I thank the noble Baroness for her comprehensive answer. I have heard much about good intentions and a great deal of hope being hung on the curriculum and assessment review, but not much acknowledgement of how a number of noble Lords have pointed out that this clause could backfire, especially without better controls and guards. My noble friend Lady Evans laid out particularly lucidly how academy freedoms have enriched and strengthened education. The noble Baroness, Lady Fox of Buckley, echoed my noble friend Lord Agnew’s concerns about the undetermined curriculum and reminded us about the essence and purposes of education and the risks of limiting the scrutiny of what is taught. We had a good case study from my noble friend Lord Sewell.
There are a couple of interesting points. Design and technology GCSE entries started dropping off in the late 1990s. Most of the decline has been the result of schools using their autonomy to structure timetables to teach less of it and to have fewer people taking those GCSEs. The safeguards were not there around design and technology for a very long period, so thinking about those controls and incentives really matters.

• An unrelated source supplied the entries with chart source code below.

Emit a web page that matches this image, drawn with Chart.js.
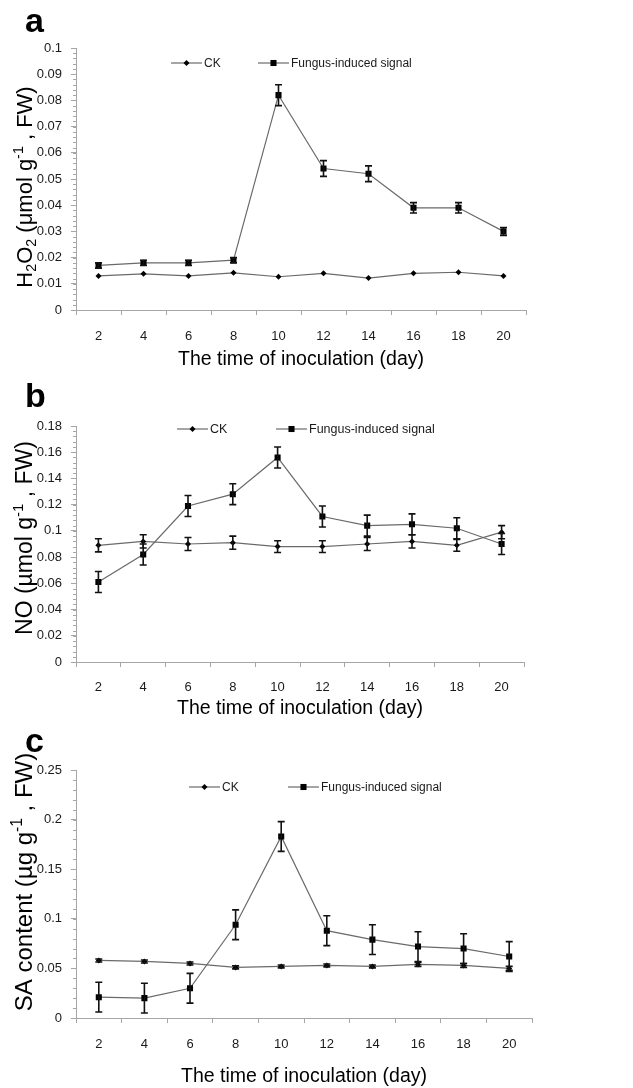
<!DOCTYPE html>
<html>
<head>
<meta charset="utf-8">
<script src="https://cdn.jsdelivr.net/npm/chart.js@4.4.1/dist/chart.umd.min.js"></script>
<style>
  html, body { margin: 0; padding: 0; background: #fff; }
  #wrap { position: relative; width: 633px; height: 1088px; overflow: hidden; }
  canvas { position: absolute; left: 0; }
  .tag { position: absolute; font: bold 34px "Liberation Sans", Arial, sans-serif; color: #000; line-height: 1; }
</style>
</head>
<body>
<div id="wrap">
  <canvas id="chartA" width="633" height="372" style="top:0px"></canvas>
  <canvas id="chartB" width="633" height="350" style="top:372px"></canvas>
  <canvas id="chartC" width="633" height="366" style="top:722px"></canvas>
  <div class="tag" style="left:25px;top:3px">a</div>
  <div class="tag" style="left:25px;top:378px">b</div>
  <div class="tag" style="left:25px;top:723px">c</div>
</div>
<script>
/* ================= DATA ================= */
const days = ["2", "4", "6", "8", "10", "12", "14", "16", "18", "20"];

// a: H2O2
const h2o2Ck        = [0.013, 0.0138, 0.013, 0.0142, 0.0127, 0.014, 0.0122, 0.014, 0.0144, 0.013];
const h2o2CkErr     = [0, 0, 0, 0, 0, 0, 0, 0, 0, 0];
const h2o2Fungus    = [0.017, 0.018, 0.018, 0.019, 0.082, 0.054, 0.052, 0.039, 0.039, 0.030];
const h2o2FungusErr = [0.001, 0.001, 0.001, 0.001, 0.004, 0.003, 0.003, 0.002, 0.002, 0.0015];
const h2o2Y         = [0, 0.1, 0.01];   // min, max, step

// b: NO
const noCk        = [0.089, 0.092, 0.090, 0.091, 0.088, 0.088, 0.090, 0.092, 0.089, 0.099];
const noCkErr     = [0.005, 0.005, 0.005, 0.005, 0.0045, 0.0045, 0.005, 0.005, 0.0045, 0.005];
const noFungus    = [0.061, 0.082, 0.119, 0.128, 0.156, 0.111, 0.104, 0.105, 0.102, 0.090];
const noFungusErr = [0.008, 0.008, 0.008, 0.008, 0.008, 0.008, 0.008, 0.008, 0.008, 0.008];
const noY         = [0, 0.18, 0.02];

// c: SA
const saCk        = [0.058, 0.057, 0.055, 0.051, 0.052, 0.053, 0.052, 0.054, 0.053, 0.050];
const saCkErr     = [0.0015, 0.0015, 0.0015, 0.0015, 0.0015, 0.0015, 0.0015, 0.002, 0.002, 0.002];
const saFungus    = [0.021, 0.020, 0.030, 0.094, 0.183, 0.088, 0.079, 0.072, 0.070, 0.062];
const saFungusErr = [0.015, 0.015, 0.015, 0.015, 0.015, 0.015, 0.015, 0.015, 0.015, 0.015];
const saY         = [0, 0.25, 0.05];

/* ================= STYLE ================= */
const ARIAL = '"Liberation Sans", Arial, sans-serif';
const LINE  = "#6a6a6a";
const AXIS  = "#a6a6a6";
const TEXT  = "#1a1a1a";

/* ================= PLUGINS ================= */
const errorBars = {
  id: "errorBars",
  afterDatasetsDraw(chart) {
    const ctx = chart.ctx, y = chart.scales.y;
    chart.data.datasets.forEach((ds, i) => {
      if (!ds.errors) return;
      chart.getDatasetMeta(i).data.forEach((pt, j) => {
        const e = ds.errors[j];
        if (!e) return;
        const top = y.getPixelForValue(ds.data[j] + e);
        const bot = y.getPixelForValue(ds.data[j] - e);
        ctx.save();
        ctx.strokeStyle = "#111";
        ctx.lineWidth = 1.6;
        ctx.beginPath();
        ctx.moveTo(pt.x, top); ctx.lineTo(pt.x, bot);
        ctx.moveTo(pt.x - 3.5, top); ctx.lineTo(pt.x + 3.5, top);
        ctx.moveTo(pt.x - 3.5, bot); ctx.lineTo(pt.x + 3.5, bot);
        ctx.stroke();
        ctx.restore();
      });
    });
  }
};

const minorTicks = {
  id: "minorTicks",
  afterDraw(chart, args, opts) {
    const y = chart.scales.y, ctx = chart.ctx;
    const n = Math.round((y.max - y.min) / opts.step);
    ctx.save();
    ctx.strokeStyle = AXIS;
    ctx.lineWidth = 1;
    for (let i = 0; i <= n; i++) {
      const py = Math.round(y.getPixelForValue(y.min + i * opts.step)) + 0.5;
      ctx.beginPath();
      ctx.moveTo(y.right - 3, py);
      ctx.lineTo(y.right, py);
      ctx.stroke();
    }
    ctx.restore();
  }
};

const panelLegend = {
  id: "panelLegend",
  afterDraw(chart, args, opts) {
    const ctx = chart.ctx;
    ctx.save();
    chart.data.datasets.forEach((ds, i) => {
      const x0 = opts.xs[i], yy = opts.y;
      ctx.strokeStyle = LINE;
      ctx.lineWidth = 1.2;
      ctx.beginPath();
      ctx.moveTo(x0, yy); ctx.lineTo(x0 + opts.len, yy);
      ctx.stroke();
      ctx.fillStyle = "#000";
      Chart.helpers.drawPoint(ctx, { pointStyle: ds.pointStyle, radius: ds.pointRadius, borderWidth: 0 }, x0 + opts.len / 2, yy);
      ctx.fillStyle = TEXT;
      ctx.font = opts.font;
      ctx.textBaseline = "middle";
      ctx.textAlign = "left";
      ctx.fillText(ds.label, x0 + opts.len + 2, yy + 1);
    });
    ctx.restore();
  }
};

const yTitle = {
  id: "yTitle",
  afterDraw(chart, args, opts) {
    const ctx = chart.ctx, s = opts.size;
    const fontOf = p => (p.sub || p.sup ? s * 0.65 : s) + "px " + ARIAL;
    ctx.save();
    ctx.translate(opts.x, opts.y);
    ctx.rotate(-Math.PI / 2);
    let w = 0;
    opts.parts.forEach(p => { ctx.font = fontOf(p); w += ctx.measureText(p.t).width; });
    let x = -w / 2;
    ctx.fillStyle = "#000";
    ctx.textBaseline = "alphabetic";
    opts.parts.forEach(p => {
      ctx.font = fontOf(p);
      const dy = p.sub ? s * 0.2 : p.sup ? -s * 0.42 : 0;
      ctx.fillText(p.t, x, s * 0.36 + dy);
      x += ctx.measureText(p.t).width;
    });
    ctx.restore();
  }
};

/* ================= CHART ================= */
function makeChart(id, cfg) {
  const tickFont = { family: ARIAL, size: cfg.tickSize };
  return new Chart(document.getElementById(id), {
    type: "line",
    data: {
      labels: days,
      datasets: [
        {
          label: "CK", data: cfg.ck, errors: cfg.ckErr,
          borderColor: LINE, borderWidth: 1.2, tension: 0,
          pointStyle: "rectRot", pointRadius: 3, pointBorderWidth: 0,
          pointBackgroundColor: "#000", pointBorderColor: "#000"
        },
        {
          label: "Fungus-induced signal", data: cfg.fungus, errors: cfg.fungusErr,
          borderColor: LINE, borderWidth: 1.2, tension: 0,
          pointStyle: "rect", pointRadius: 4.3, pointBorderWidth: 0,
          pointBackgroundColor: "#000", pointBorderColor: "#000"
        }
      ]
    },
    options: {
      responsive: false,
      animation: false,
      events: [],
      layout: { padding: { left: 0, top: cfg.top, right: cfg.right, bottom: 0 } },
      plugins: {
        legend: { display: false },
        tooltip: { enabled: false },
        minorTicks: { step: cfg.yRange[2] / 5 },
        panelLegend: cfg.legend,
        yTitle: cfg.yTitle
      },
      scales: {
        x: {
          type: "category",
          offset: true,
          grid: { offset: true, drawOnChartArea: false, tickLength: 5, color: AXIS },
          border: { color: AXIS },
          ticks: { font: tickFont, color: TEXT, padding: cfg.xTickPad, maxRotation: 0 },
          title: {
            display: true, text: "The time of inoculation (day)", color: "#000",
            font: { family: ARIAL, size: 19.5 }, padding: { top: 0, bottom: cfg.xTitlePad }
          },
          afterFit: s => { s.height = cfg.xHeight; }
        },
        y: {
          min: cfg.yRange[0],
          max: cfg.yRange[1],
          ticks: {
            stepSize: cfg.yRange[2], font: tickFont, color: TEXT, padding: 9,
            callback: v => String(Math.round(v * 1000) / 1000)
          },
          grid: { drawOnChartArea: false, tickLength: 5, color: AXIS },
          border: { color: AXIS },
          afterFit: s => { s.width = 76; }
        }
      }
    },
    plugins: [errorBars, minorTicks, panelLegend, yTitle]
  });
}

makeChart("chartA", {
  ck: h2o2Ck, ckErr: h2o2CkErr, fungus: h2o2Fungus, fungusErr: h2o2FungusErr, yRange: h2o2Y,
  top: 48, right: 107, xHeight: 62, xTickPad: 14, xTitlePad: 1, tickSize: 13,
  legend: { xs: [171, 258], len: 31, y: 63, font: "12px " + ARIAL },
  yTitle: { x: 24, y: 187, size: 22, parts: [
    { t: "H" }, { t: "2", sub: true }, { t: "O" }, { t: "2", sub: true },
    { t: " (μmol g" }, { t: "-1", sup: true }, { t: " , FW)" }
  ] }
});

makeChart("chartB", {
  ck: noCk, ckErr: noCkErr, fungus: noFungus, fungusErr: noFungusErr, yRange: noY,
  top: 54, right: 109, xHeight: 60, xTickPad: 13, xTitlePad: 2, tickSize: 13,
  legend: { xs: [177, 276], len: 31, y: 57, font: "12.5px " + ARIAL },
  yTitle: { x: 24, y: 166, size: 23, parts: [
    { t: "NO (µmol g" }, { t: "-1", sup: true }, { t: " , FW)" }
  ] }
});

makeChart("chartC", {
  ck: saCk, ckErr: saCkErr, fungus: saFungus, fungusErr: saFungusErr, yRange: saY,
  top: 48, right: 101, xHeight: 70, xTickPad: 14, xTitlePad: 0, tickSize: 13,
  legend: { xs: [189, 288], len: 31, y: 65, font: "12px " + ARIAL },
  yTitle: { x: 23, y: 160, size: 24, parts: [
    { t: "SA content (µg g" }, { t: "-1", sup: true }, { t: " , FW)" }
  ] }
});
</script>
</body>
</html>
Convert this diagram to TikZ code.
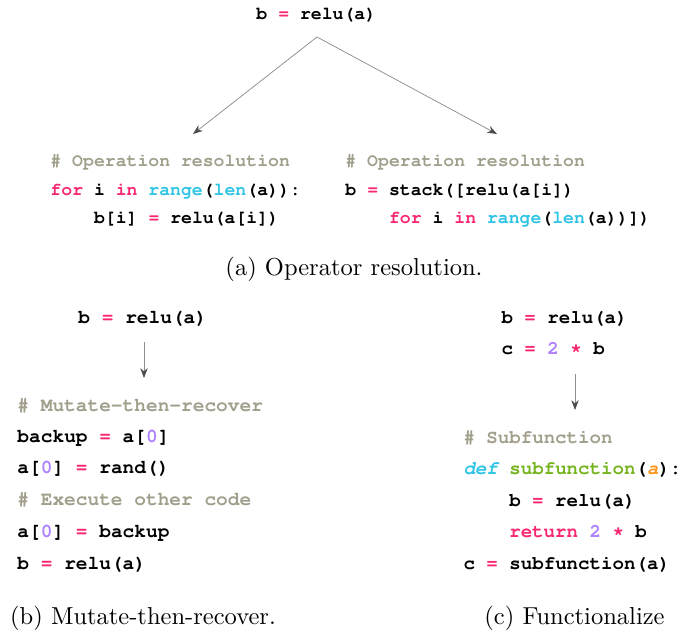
\documentclass[tikz,border=0pt]{standalone}
\usepackage[T1,TU]{fontenc}
\usetikzlibrary{arrows.meta}

\definecolor{kwpink}{HTML}{F92672}
\definecolor{fncyan}{HTML}{2EC4E4}
\definecolor{numpurple}{HTML}{AE81FF}
\definecolor{defgreen}{HTML}{76B41E}
\definecolor{argorange}{HTML}{FD971F}
\definecolor{cmtgray}{HTML}{A19F8C}

\newcommand{\cf}{\fontencoding{T1}\fontfamily{pcr}\fontseries{b}\fontshape{n}\selectfont}
\newcommand{\kw}[1]{\textcolor{kwpink}{#1}}
\newcommand{\fn}[1]{\textcolor{fncyan}{#1}}
\newcommand{\nm}[1]{\textcolor{numpurple}{#1}}
\newcommand{\cm}[1]{\textcolor{cmtgray}{#1}}

\tikzset{
	codea/.style={anchor=base west, inner sep=0pt, font=\fontsize{7.4}{9}\cf},
	codeb/.style={anchor=base west, inner sep=0pt, font=\fontsize{7.95}{9}\cf},
	codec/.style={anchor=base west, inner sep=0pt, font=\fontsize{7.8}{9}\cf},
	capt/.style={anchor=base, inner sep=0pt, font=\fontsize{10}{12}\selectfont},
	arr/.style={draw=black!45, line width=0.3pt, -{Stealth[length=4pt, width=3pt, color=black!70]}}
}

\begin{document}
\begin{tikzpicture}[x=0.408pt, y=-0.408pt]
			\useasboundingbox (0,0) rectangle (681,634);
			
			% (a) operator resolution
			\node[codea] (atop) at (256,19) {b \kw{=} relu(a)};
			\coordinate (asplit) at (317,37);
			\coordinate (aleft) at (193,134);
			\coordinate (aright) at (497,134);
			\draw[arr] (asplit) -- (aleft);
			\draw[arr] (asplit) -- (aright);
			
			\node[codea] (al1) at (50,166) {\cm{\# Operation resolution}};
			\node[codea] (al2) at (50,195) {\kw{for} i \kw{in} \fn{range}(\fn{len}(a)):};
			\node[codea] (al3) at (93.6,223) {b[i] \kw{=} relu(a[i])};
			
			\node[codea] (ar1) at (345,166) {\cm{\# Operation resolution}};
			\node[codea] (ar2) at (345,195) {b \kw{=} stack([relu(a[i])};
			\node[codea] (ar3) at (388.6,223) {\kw{for} i \kw{in} \fn{range}(\fn{len}(a))])};
			
			\node[capt] (capa) at (354,275) {(a) Operator resolution.};
			
			% (b) mutate-then-recover
			\node[codeb] (btop) at (78,323) {b \kw{=} relu(a)};
			\coordinate (bfrom) at (144,342);
			\coordinate (bto) at (144,378);
			\draw[arr] (bfrom) -- (bto);
			
			\node[codeb] (b1) at (17,411) {\cm{\# Mutate-then-recover}};
			\node[codeb] (b2) at (17,442) {backup \kw{=} a[\nm{0}]};
			\node[codeb] (b3) at (17,473) {a[\nm{0}] \kw{=} rand()};
			\node[codeb] (b4) at (17,505) {\cm{\# Execute other code}};
			\node[codeb] (b5) at (17,537) {a[\nm{0}] \kw{=} backup};
			\node[codeb] (b6) at (17,569) {b \kw{=} relu(a)};
			
			\node[capt] (capb) at (143,624) {(b) Mutate-then-recover.};
			
			% (c) functionalize
			\node[codec] (ctop1) at (501,323) {b \kw{=} relu(a)};
			\node[codec] (ctop2) at (501,354) {c \kw{=} \nm{2} \kw{*} b};
			\coordinate (cfrom) at (575,374);
			\coordinate (cto) at (575,410);
			\draw[arr] (cfrom) -- (cto);
			
			\node[codec] (c1) at (463,443) {\cm{\# Subfunction}};
			\node[codec] (c2) at (463,474) {\textcolor{fncyan}{\fontshape{sl}\selectfont def} \textcolor{defgreen}{subfunction}(\textcolor{argorange}{\fontshape{sl}\selectfont a}):};
			\node[codec] (c3) at (508.8,506) {b \kw{=} relu(a)};
			\node[codec] (c4) at (508.8,537) {\kw{return} \nm{2} \kw{*} b};
			\node[codec] (c5) at (463,569) {c \kw{=} subfunction(a)};
			
			\node[capt] (capc) at (574.5,624) {(c) Functionalize};
		\end{tikzpicture}
\end{document}
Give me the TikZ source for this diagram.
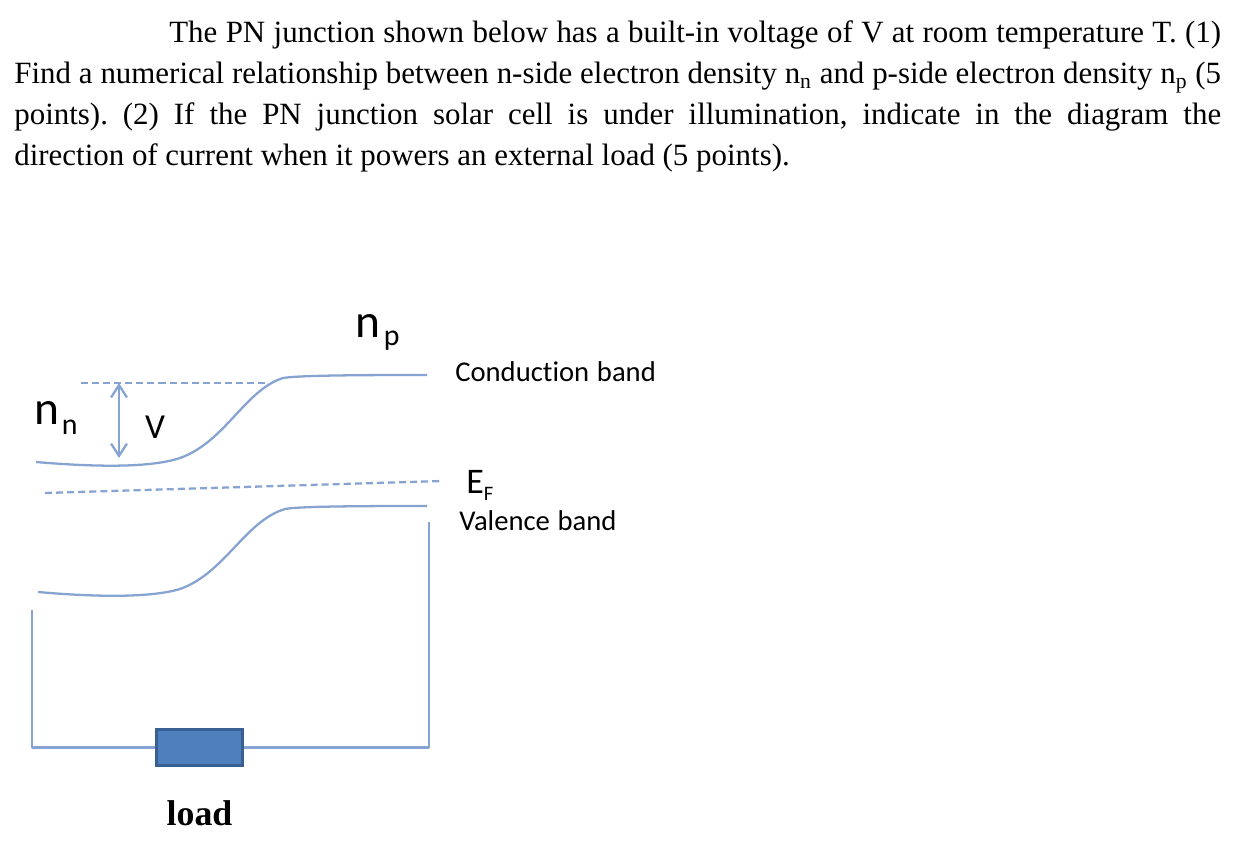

My fear remains that this clause may encourage lip service to the detail of the new curriculum, whatever it is. But if that comes at the expense of the intellectual energy and dynamism that have been generated in the school sector in recent years, it will drag English education inexorably backwards and, in a few years’ time, we might find ourselves languishing with Scotland and Wales in the international league tables, wondering what on earth we have done and why we ever thought that it was a good idea. Nevertheless, I understand where we are and that the curriculum and assessment review needs to report. I beg leave to withdraw my amendment.